Employment Law

Is Michigan a Right-to-Work State?

Michigan is no longer a right-to-work state following a 2024 legislative repeal. Explore how this change impacts union contracts and employee obligations.

Michigan is not a right-to-work state. This is a recent change, as legislation passed in 2023 repealed the state’s previous right-to-work law. The repeal officially took effect on February 13, 2024. This legislative action reversed a law that had been in place for over a decade.

What Right to Work Means

The concept of “right-to-work” relates to an individual’s employment and their connection to a labor union. In states with these laws, a person cannot be required to join a union or pay any form of union dues or fees as a condition of getting or keeping a job. This holds true even if their workplace is unionized and they benefit from a contract negotiated by the union.

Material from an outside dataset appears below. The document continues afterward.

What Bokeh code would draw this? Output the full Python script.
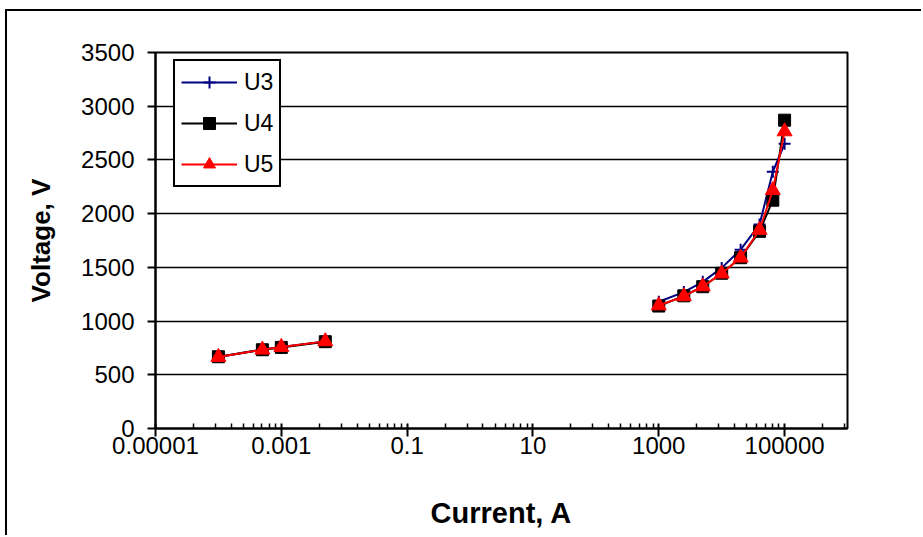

Without a right-to-work law, the opposite is possible. Unions and employers can negotiate contracts that include a “union security clause.” Such a clause can mandate that all employees in a specific bargaining unit must pay fees to the union to cover the costs of representation. This requirement ensures that all who benefit from the union’s collective bargaining efforts contribute to its operational expenses.

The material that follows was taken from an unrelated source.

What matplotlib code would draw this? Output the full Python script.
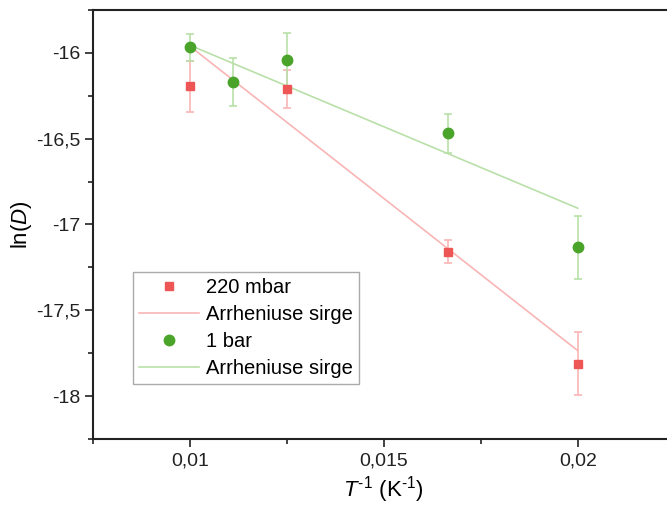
import matplotlib.pyplot as plt
from matplotlib.ticker import FuncFormatter, MultipleLocator

plt.rcParams['font.family'] = ['Liberation Sans', 'DejaVu Sans']
plt.rcParams['mathtext.fontset'] = 'custom'
plt.rcParams['mathtext.rm'] = 'Liberation Sans'
plt.rcParams['mathtext.it'] = 'Liberation Sans:italic'

# inverse temperature (1/K)
t_inv = [0.01, 1 / 90, 0.0125, 1 / 60, 0.02]

# 220 mbar series (no point at 1/90)
x_220 = [0.01, 0.0125, 1 / 60, 0.02]
y_220 = [-16.195, -16.21, -17.158, -17.811]
err_220 = [0.15, 0.113, 0.067, 0.183]

# 1 bar series
y_1bar = [-15.967, -16.167, -16.04, -16.469, -17.134]
err_1bar = [0.08, 0.14, 0.155, 0.115, 0.185]

# Arrhenius fit lines (end points)
fit_x = [0.01, 0.02]
fit_220 = [-15.96, -17.735]
fit_1bar = [-15.955, -16.905]

red = '#ee5555'
red_light = '#f9b5b5'
green = '#4ba42a'
green_light = '#b9e0a8'

fig = plt.figure(figsize=(6.67, 5.05), dpi=100)
ax = fig.add_axes([0.139, 0.1307, 0.8726, 0.8495])

ax.errorbar(x_220, y_220, yerr=err_220, fmt='none', ecolor=red_light,
            elinewidth=1.2, capsize=3, capthick=1.2, zorder=2)
ax.errorbar(t_inv, y_1bar, yerr=err_1bar, fmt='none', ecolor=green_light,
            elinewidth=1.2, capsize=3, capthick=1.2, zorder=2)

p1, = ax.plot(x_220, y_220, 's', color=red, ms=6, ls='none', zorder=4,
              label='220 mbar')
l1, = ax.plot(fit_x, fit_220, '-', color=red_light, lw=1.2, zorder=3,
              label='Arrheniuse sirge')
p2, = ax.plot(t_inv, y_1bar, 'o', color=green, ms=7.5, ls='none', zorder=4,
              label='1 bar')
l2, = ax.plot(fit_x, fit_1bar, '-', color=green_light, lw=1.2, zorder=3,
              label='Arrheniuse sirge')

ax.set_xlim(0.0075, 0.0225)
ax.set_ylim(-18.25, -15.75)

ax.xaxis.set_major_locator(MultipleLocator(0.005))
ax.xaxis.set_minor_locator(MultipleLocator(0.0025))
ax.yaxis.set_major_locator(MultipleLocator(0.5))
ax.yaxis.set_minor_locator(MultipleLocator(0.25))

comma = FuncFormatter(lambda v, pos: ('%g' % round(v, 6)).replace('.', ','))
ax.xaxis.set_major_formatter(comma)
ax.yaxis.set_major_formatter(comma)

ax.tick_params(which='both', direction='out', top=False, right=False,
               width=1.2, colors='#222222', labelsize=14)
ax.tick_params(which='major', length=6)
ax.tick_params(which='minor', length=3.5)
ax.tick_params(axis='x', pad=4)
ax.tick_params(axis='y', pad=3)
for s in ax.spines.values():
    s.set_linewidth(1.5)
    s.set_color('#222222')

ax.set_xlabel('$T^{\u20101}$ (K$^{\u20101}$)', fontsize=16, labelpad=3)
ax.set_ylabel(r'ln($D$)', fontsize=16, labelpad=1)

leg = ax.legend(handles=[p1, l1, p2, l2], loc='upper left',
                bbox_to_anchor=(0.069, 0.389), borderaxespad=0,
                fontsize=14.5, fancybox=False, framealpha=1,
                edgecolor='#aaaaaa', handlelength=3.0, handletextpad=0.35,
                labelspacing=0.4, borderpad=0.3)
leg.get_frame().set_linewidth(1.0)

fig.savefig('out.png', dpi=100)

Michigan’s Repeal of the Right to Work Law

Michigan’s status as a right-to-work state was in effect from 2013 until 2024. In March 2023, Governor Gretchen Whitmer signed legislation to eliminate the law, making Michigan the first state in nearly six decades to repeal a right-to-work law. This reversed the decade-old policy for private and some public sector employees.

The repeal was not immediate, as the law officially went into effect on February 13, 2024. This date marked the point at which the previous prohibitions on mandatory union fees were lifted.

How the New Law Affects Michigan Workers

The primary consequence of the repeal for private-sector workers is the reintroduction of union security clauses in labor contracts. These provisions can require all employees within a union-represented group to financially support the union, even if they decide not to become full members. This is often structured through an “agency shop” model, where non-members pay a service fee to cover their share of the costs associated with contract negotiation, administration, and grievance processing.

This change is not automatic for all unionized workplaces. A union security clause must be negotiated and agreed upon by both the employer and the union during collective bargaining. If such a clause is included in a contract, an employer could be required to terminate an employee who refuses to pay the required dues or fees.

Exceptions Under the New Law

The repeal of Michigan’s right-to-work law does not apply universally to every worker in the state. A significant exception exists for most state government employees. Their employment conditions are governed by the Michigan Civil Service Commission, which maintains rules prohibiting mandatory union fees. Therefore, the legislative repeal does not override these specific civil service regulations.

Federal employees working in Michigan are not impacted by this state-level change. They are subject to federal labor laws, which have their own distinct rules regarding union membership and dues. The 2018 U.S. Supreme Court decision in Janus v. AFSCME established right-to-work principles for all public sector employees nationwide, and this ruling remains the controlling authority for those workers.